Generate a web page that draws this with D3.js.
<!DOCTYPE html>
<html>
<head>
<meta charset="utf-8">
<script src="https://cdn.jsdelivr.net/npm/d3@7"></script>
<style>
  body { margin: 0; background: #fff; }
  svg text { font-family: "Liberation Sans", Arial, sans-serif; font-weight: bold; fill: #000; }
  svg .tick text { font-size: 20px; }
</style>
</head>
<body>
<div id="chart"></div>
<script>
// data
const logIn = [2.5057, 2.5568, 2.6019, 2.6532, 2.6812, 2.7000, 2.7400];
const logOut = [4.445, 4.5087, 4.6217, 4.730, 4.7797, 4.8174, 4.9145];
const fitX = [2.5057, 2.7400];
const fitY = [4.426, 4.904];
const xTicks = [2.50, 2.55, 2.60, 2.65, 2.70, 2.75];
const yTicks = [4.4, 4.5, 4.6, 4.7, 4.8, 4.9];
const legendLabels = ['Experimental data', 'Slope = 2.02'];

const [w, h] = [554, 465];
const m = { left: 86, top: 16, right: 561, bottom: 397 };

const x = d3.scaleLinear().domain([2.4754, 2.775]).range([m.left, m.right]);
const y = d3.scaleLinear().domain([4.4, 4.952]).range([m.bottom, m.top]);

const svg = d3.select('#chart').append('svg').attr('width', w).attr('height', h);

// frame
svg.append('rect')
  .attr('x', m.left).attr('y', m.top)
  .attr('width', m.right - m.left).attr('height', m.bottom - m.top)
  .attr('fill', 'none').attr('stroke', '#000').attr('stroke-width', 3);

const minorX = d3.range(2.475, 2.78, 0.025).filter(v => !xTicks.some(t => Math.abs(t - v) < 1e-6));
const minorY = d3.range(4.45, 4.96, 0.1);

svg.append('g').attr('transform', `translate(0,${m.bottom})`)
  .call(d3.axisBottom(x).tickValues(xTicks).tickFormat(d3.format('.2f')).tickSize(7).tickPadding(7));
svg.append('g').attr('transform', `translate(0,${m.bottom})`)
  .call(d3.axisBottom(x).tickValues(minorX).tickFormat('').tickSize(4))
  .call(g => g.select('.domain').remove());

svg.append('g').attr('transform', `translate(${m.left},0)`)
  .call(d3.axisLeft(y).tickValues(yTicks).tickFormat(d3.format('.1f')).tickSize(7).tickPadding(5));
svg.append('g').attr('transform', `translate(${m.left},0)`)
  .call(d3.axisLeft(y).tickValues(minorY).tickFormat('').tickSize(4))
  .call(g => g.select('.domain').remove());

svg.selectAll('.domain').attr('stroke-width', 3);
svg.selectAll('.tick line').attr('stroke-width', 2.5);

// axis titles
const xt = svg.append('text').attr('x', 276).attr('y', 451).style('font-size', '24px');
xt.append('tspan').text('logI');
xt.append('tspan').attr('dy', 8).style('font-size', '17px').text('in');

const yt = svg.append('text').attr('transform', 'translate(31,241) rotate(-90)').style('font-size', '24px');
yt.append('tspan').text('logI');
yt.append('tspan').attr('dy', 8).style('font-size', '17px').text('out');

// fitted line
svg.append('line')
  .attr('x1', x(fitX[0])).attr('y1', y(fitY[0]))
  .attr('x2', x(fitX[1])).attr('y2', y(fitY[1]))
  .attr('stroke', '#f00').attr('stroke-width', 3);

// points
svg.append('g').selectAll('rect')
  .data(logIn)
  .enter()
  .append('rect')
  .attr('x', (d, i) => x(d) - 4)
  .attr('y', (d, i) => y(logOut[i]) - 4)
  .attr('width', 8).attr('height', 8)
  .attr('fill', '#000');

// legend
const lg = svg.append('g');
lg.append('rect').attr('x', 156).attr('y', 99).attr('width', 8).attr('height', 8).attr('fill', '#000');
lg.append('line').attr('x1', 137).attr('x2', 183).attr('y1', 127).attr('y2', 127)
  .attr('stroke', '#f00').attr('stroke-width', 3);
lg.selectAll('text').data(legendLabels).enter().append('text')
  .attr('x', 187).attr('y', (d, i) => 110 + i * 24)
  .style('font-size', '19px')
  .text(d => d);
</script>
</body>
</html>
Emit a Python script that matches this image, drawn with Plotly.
==
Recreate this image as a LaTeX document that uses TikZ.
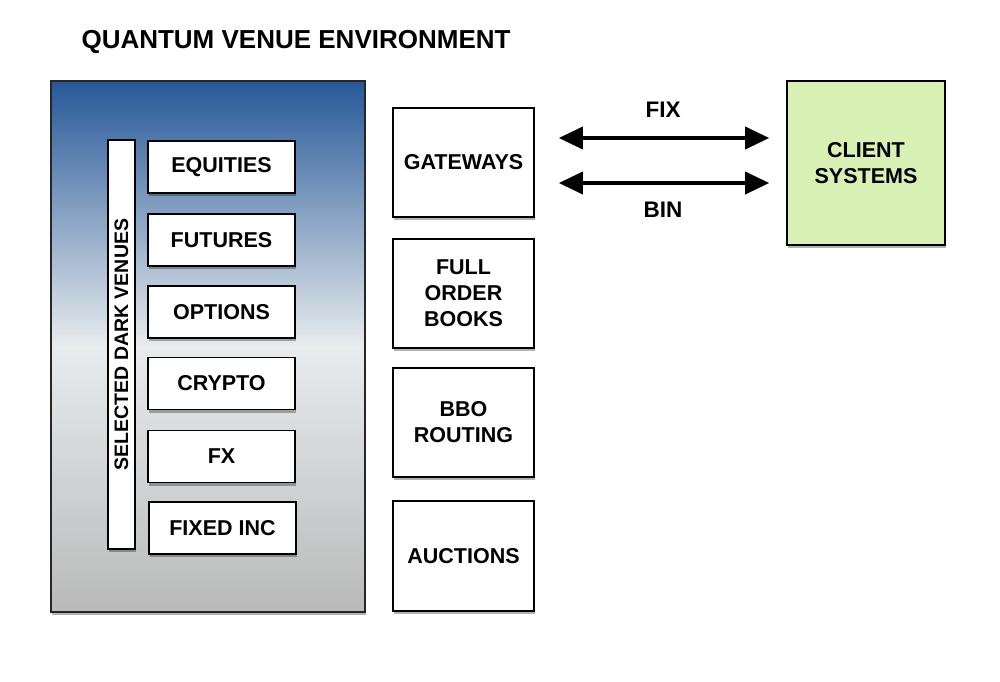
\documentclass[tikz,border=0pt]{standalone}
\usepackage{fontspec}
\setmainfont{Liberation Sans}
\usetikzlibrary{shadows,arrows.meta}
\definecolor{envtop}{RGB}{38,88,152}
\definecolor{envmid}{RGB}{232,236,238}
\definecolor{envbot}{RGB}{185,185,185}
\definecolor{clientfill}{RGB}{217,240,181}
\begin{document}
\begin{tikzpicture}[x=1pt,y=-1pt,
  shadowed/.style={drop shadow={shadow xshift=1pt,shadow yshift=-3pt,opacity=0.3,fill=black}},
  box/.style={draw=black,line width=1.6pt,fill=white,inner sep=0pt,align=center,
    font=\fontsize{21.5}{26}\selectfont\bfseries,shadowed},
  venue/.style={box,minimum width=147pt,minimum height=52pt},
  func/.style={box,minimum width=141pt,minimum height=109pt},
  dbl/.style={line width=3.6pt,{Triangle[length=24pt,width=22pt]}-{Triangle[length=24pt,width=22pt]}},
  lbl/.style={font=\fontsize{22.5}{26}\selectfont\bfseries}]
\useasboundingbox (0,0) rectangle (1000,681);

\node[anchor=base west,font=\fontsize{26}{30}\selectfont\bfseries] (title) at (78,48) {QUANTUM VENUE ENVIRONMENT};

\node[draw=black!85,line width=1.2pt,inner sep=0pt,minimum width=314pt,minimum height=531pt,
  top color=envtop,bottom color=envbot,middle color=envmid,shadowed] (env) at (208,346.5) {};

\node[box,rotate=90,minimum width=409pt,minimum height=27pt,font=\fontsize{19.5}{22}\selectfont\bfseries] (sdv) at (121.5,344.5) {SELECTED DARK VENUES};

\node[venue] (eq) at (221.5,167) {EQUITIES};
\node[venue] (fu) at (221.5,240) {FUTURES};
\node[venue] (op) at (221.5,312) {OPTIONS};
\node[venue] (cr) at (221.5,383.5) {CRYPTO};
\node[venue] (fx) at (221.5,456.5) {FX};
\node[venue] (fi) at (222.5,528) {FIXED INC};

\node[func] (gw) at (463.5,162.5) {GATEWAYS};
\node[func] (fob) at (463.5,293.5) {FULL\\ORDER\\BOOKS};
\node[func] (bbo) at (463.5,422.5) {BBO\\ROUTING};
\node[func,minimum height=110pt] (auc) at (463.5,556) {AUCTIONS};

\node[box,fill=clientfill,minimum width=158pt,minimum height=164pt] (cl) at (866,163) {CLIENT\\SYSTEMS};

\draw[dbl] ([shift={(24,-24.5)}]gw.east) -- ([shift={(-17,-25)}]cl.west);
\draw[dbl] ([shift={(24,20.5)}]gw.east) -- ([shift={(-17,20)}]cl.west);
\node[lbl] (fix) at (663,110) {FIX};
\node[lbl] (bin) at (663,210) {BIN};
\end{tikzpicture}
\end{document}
==
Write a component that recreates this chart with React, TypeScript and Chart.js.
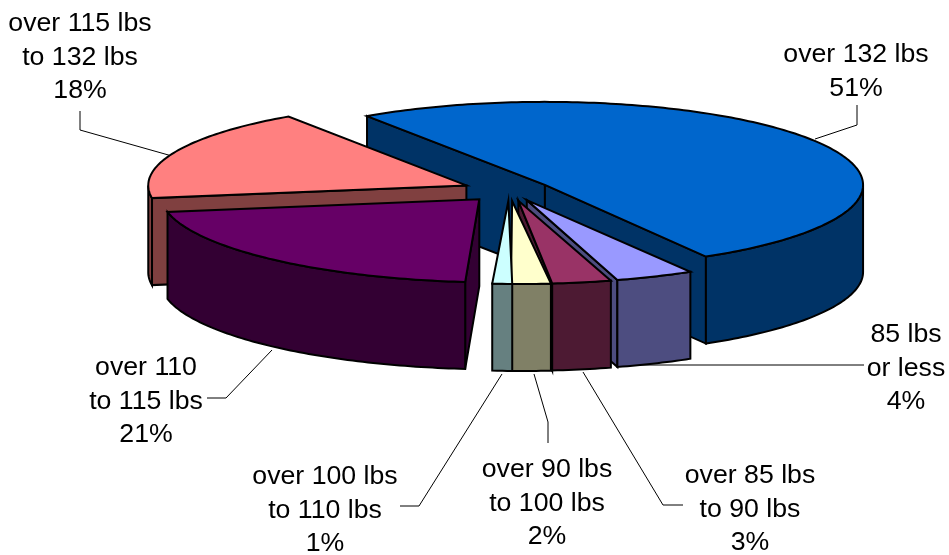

** Your task **
Look above for the line with "Recreate this image"; quote it and every line after it, stopping after the line with "top color=envtop,bottom color=envbot,middle", exactly, with nothing added and without pictures.

** Solved exercise **
Recreate this image as a LaTeX document that uses TikZ.
\documentclass[tikz,border=0pt]{standalone}
\usepackage{fontspec}
\setmainfont{Liberation Sans}
\usetikzlibrary{shadows,arrows.meta}
\definecolor{envtop}{RGB}{38,88,152}
\definecolor{envmid}{RGB}{232,236,238}
\definecolor{envbot}{RGB}{185,185,185}
\definecolor{clientfill}{RGB}{217,240,181}
\begin{document}
\begin{tikzpicture}[x=1pt,y=-1pt,
  shadowed/.style={drop shadow={shadow xshift=1pt,shadow yshift=-3pt,opacity=0.3,fill=black}},
  box/.style={draw=black,line width=1.6pt,fill=white,inner sep=0pt,align=center,
    font=\fontsize{21.5}{26}\selectfont\bfseries,shadowed},
  venue/.style={box,minimum width=147pt,minimum height=52pt},
  func/.style={box,minimum width=141pt,minimum height=109pt},
  dbl/.style={line width=3.6pt,{Triangle[length=24pt,width=22pt]}-{Triangle[length=24pt,width=22pt]}},
  lbl/.style={font=\fontsize{22.5}{26}\selectfont\bfseries}]
\useasboundingbox (0,0) rectangle (1000,681);

\node[anchor=base west,font=\fontsize{26}{30}\selectfont\bfseries] (title) at (78,48) {QUANTUM VENUE ENVIRONMENT};

\node[draw=black!85,line width=1.2pt,inner sep=0pt,minimum width=314pt,minimum height=531pt,
  top color=envtop,bottom color=envbot,middle color=envmid,shadowed] (env) at (208,346.5) {};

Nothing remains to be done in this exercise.